--- Work to be completed ---
Using the listing below, please print exactly the lines from the one with "Emit a Python" through the one with "import plotly.graph_objects as go". Leave out every picture.

◇ ◇ ◇

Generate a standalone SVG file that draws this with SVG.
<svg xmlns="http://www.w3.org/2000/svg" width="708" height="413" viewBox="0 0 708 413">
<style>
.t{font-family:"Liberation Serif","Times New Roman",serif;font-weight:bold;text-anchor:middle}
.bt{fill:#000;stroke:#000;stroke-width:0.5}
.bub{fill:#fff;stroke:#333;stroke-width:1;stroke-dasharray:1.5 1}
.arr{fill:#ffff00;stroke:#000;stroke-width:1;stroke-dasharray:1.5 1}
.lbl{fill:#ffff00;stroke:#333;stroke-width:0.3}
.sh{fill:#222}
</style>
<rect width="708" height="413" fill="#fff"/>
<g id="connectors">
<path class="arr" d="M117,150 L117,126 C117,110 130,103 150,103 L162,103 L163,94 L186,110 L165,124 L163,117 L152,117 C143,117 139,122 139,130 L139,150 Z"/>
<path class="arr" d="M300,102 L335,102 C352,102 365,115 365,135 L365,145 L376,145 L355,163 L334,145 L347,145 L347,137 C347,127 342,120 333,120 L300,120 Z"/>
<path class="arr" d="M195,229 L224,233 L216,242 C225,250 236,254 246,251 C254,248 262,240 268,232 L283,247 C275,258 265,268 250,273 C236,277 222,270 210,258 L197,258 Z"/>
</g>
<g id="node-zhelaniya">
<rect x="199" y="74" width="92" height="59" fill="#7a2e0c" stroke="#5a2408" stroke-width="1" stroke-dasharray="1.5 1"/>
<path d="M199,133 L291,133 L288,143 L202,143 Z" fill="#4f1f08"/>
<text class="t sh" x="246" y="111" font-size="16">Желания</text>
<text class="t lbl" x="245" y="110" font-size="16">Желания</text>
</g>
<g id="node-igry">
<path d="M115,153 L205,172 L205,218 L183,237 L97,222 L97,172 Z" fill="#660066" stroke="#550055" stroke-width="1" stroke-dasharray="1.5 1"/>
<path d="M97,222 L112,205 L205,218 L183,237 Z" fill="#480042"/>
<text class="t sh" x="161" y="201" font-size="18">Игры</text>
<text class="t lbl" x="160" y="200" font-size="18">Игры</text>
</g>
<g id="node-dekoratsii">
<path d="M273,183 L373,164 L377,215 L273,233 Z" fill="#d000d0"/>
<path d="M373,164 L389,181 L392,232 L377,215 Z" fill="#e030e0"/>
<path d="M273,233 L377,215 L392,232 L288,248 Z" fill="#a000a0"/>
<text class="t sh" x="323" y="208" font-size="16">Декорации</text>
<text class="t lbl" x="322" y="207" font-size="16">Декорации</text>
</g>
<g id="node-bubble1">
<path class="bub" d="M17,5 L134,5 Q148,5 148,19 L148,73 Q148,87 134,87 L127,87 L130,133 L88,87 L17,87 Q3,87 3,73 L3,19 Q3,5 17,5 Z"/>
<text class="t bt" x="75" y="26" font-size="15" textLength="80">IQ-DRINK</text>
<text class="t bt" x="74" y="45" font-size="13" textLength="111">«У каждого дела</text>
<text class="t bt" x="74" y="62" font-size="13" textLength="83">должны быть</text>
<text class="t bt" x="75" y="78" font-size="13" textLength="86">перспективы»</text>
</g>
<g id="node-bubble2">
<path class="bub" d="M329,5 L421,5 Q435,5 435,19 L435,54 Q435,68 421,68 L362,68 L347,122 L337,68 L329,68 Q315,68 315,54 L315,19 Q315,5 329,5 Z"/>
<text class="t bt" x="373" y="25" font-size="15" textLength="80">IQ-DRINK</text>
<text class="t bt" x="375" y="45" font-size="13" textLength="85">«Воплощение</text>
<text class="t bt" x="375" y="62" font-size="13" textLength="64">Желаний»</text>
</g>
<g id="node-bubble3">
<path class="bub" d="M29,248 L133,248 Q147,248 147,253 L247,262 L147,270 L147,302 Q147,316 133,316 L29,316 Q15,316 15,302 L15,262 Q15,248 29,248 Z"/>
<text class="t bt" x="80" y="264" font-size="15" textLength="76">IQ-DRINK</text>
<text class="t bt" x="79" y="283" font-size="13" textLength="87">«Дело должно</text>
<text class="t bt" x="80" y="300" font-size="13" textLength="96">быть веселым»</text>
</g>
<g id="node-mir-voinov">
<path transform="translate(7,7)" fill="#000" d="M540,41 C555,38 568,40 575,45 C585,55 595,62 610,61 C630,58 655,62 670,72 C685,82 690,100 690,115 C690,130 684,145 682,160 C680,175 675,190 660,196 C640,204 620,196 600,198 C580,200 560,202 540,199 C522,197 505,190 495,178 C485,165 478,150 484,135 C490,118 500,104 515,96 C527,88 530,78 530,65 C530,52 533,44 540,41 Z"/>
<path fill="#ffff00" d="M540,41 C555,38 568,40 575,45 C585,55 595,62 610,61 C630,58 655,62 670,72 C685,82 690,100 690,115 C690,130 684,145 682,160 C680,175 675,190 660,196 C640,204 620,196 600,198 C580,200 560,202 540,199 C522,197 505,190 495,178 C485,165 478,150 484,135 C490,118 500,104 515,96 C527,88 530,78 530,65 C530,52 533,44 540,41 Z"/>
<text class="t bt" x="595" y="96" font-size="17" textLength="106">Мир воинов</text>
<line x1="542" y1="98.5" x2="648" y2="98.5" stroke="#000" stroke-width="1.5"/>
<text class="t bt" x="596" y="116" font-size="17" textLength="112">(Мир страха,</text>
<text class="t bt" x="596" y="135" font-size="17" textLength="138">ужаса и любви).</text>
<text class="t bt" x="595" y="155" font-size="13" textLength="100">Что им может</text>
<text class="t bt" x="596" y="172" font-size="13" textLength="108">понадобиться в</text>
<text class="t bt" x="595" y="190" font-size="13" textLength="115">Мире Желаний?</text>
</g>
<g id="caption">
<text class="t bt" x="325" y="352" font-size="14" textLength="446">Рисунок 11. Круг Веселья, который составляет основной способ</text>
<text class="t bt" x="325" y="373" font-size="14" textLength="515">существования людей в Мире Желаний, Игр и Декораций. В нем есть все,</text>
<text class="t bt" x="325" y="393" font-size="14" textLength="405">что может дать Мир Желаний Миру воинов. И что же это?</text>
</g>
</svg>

◇ ◇ ◇

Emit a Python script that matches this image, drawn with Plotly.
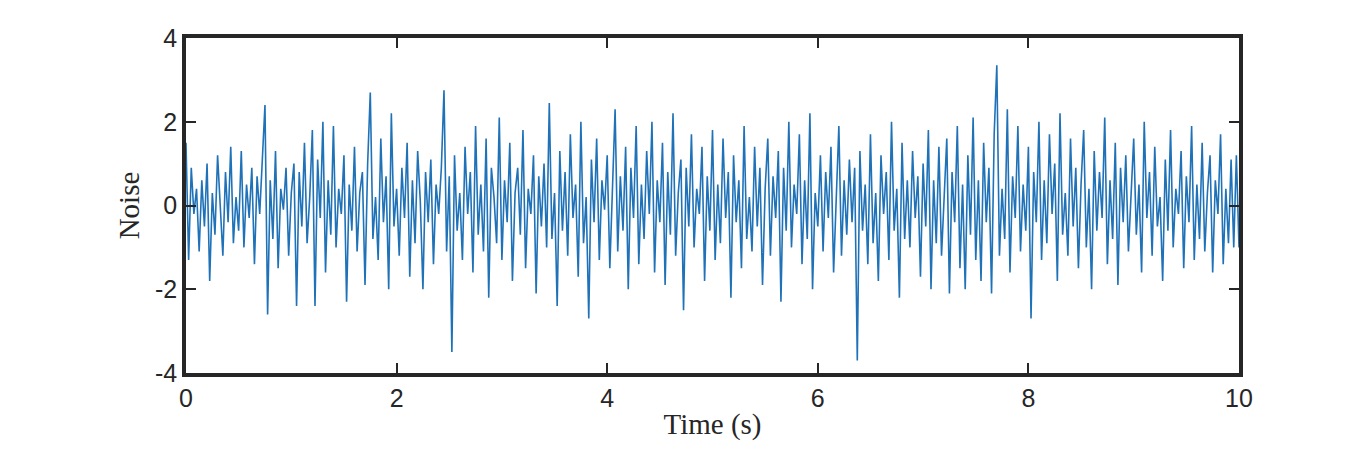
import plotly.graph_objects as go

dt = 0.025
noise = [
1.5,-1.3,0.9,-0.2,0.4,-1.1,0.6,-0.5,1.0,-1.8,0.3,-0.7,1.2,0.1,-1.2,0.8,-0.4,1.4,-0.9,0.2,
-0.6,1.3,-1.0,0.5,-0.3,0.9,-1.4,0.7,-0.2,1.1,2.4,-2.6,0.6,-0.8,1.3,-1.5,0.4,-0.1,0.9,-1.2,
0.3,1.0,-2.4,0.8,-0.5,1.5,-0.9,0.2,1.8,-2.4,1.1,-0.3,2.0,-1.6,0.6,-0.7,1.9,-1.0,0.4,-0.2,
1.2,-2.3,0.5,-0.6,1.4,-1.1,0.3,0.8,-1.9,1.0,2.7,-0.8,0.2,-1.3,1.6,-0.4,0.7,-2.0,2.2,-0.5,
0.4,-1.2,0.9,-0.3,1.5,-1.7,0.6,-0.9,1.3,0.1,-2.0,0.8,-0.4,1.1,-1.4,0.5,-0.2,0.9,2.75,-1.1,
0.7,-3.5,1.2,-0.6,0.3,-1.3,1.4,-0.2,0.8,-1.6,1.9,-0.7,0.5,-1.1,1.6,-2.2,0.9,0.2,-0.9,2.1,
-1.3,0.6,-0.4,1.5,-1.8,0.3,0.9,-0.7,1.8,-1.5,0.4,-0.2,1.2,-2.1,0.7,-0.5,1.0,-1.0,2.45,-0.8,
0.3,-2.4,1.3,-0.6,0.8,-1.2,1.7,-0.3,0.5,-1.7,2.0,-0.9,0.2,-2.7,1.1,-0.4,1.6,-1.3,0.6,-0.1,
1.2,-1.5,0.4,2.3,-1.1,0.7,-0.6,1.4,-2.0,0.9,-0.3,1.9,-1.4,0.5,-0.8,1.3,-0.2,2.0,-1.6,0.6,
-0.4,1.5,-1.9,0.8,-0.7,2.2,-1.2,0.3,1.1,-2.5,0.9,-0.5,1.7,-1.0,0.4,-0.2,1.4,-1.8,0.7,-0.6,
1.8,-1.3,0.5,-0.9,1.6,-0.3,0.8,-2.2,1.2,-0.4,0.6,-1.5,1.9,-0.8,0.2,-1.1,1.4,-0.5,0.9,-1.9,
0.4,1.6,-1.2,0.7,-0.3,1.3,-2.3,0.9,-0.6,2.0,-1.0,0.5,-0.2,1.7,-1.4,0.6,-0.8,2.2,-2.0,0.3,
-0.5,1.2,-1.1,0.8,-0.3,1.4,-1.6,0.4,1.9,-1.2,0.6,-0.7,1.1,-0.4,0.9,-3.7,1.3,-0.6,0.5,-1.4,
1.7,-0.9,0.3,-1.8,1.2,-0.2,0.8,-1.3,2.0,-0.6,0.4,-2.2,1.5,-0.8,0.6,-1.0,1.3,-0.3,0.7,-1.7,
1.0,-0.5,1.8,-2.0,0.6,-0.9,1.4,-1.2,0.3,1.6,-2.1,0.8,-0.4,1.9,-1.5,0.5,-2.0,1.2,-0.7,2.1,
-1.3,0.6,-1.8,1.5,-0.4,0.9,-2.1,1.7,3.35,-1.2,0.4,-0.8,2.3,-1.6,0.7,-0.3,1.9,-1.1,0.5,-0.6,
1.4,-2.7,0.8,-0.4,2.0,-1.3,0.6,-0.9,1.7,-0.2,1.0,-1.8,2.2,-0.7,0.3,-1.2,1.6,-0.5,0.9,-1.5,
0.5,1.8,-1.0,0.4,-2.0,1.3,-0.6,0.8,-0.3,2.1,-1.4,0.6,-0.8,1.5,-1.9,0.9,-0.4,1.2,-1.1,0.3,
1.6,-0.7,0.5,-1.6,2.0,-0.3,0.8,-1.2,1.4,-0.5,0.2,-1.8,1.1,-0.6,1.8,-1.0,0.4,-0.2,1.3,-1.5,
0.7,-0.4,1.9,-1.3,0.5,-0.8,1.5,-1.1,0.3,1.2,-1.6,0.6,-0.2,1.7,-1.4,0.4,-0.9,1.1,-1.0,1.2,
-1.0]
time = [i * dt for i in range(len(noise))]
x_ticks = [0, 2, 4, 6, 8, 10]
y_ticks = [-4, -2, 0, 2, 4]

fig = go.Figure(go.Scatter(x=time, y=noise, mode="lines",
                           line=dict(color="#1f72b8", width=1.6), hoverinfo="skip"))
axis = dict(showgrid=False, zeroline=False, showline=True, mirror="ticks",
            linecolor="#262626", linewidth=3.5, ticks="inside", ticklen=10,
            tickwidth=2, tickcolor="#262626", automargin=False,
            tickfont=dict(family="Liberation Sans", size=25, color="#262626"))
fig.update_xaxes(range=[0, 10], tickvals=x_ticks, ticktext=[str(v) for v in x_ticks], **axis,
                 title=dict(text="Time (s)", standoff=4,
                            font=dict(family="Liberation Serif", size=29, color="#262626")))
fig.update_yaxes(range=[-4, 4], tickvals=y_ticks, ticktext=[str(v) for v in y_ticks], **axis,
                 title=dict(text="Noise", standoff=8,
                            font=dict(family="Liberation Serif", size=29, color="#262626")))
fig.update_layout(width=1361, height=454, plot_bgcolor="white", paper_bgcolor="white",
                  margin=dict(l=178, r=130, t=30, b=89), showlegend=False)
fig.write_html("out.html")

◇ ◇ ◇

--- Final result ---
Emit a Python script that matches this image, drawn with Plotly.
import plotly.graph_objects as go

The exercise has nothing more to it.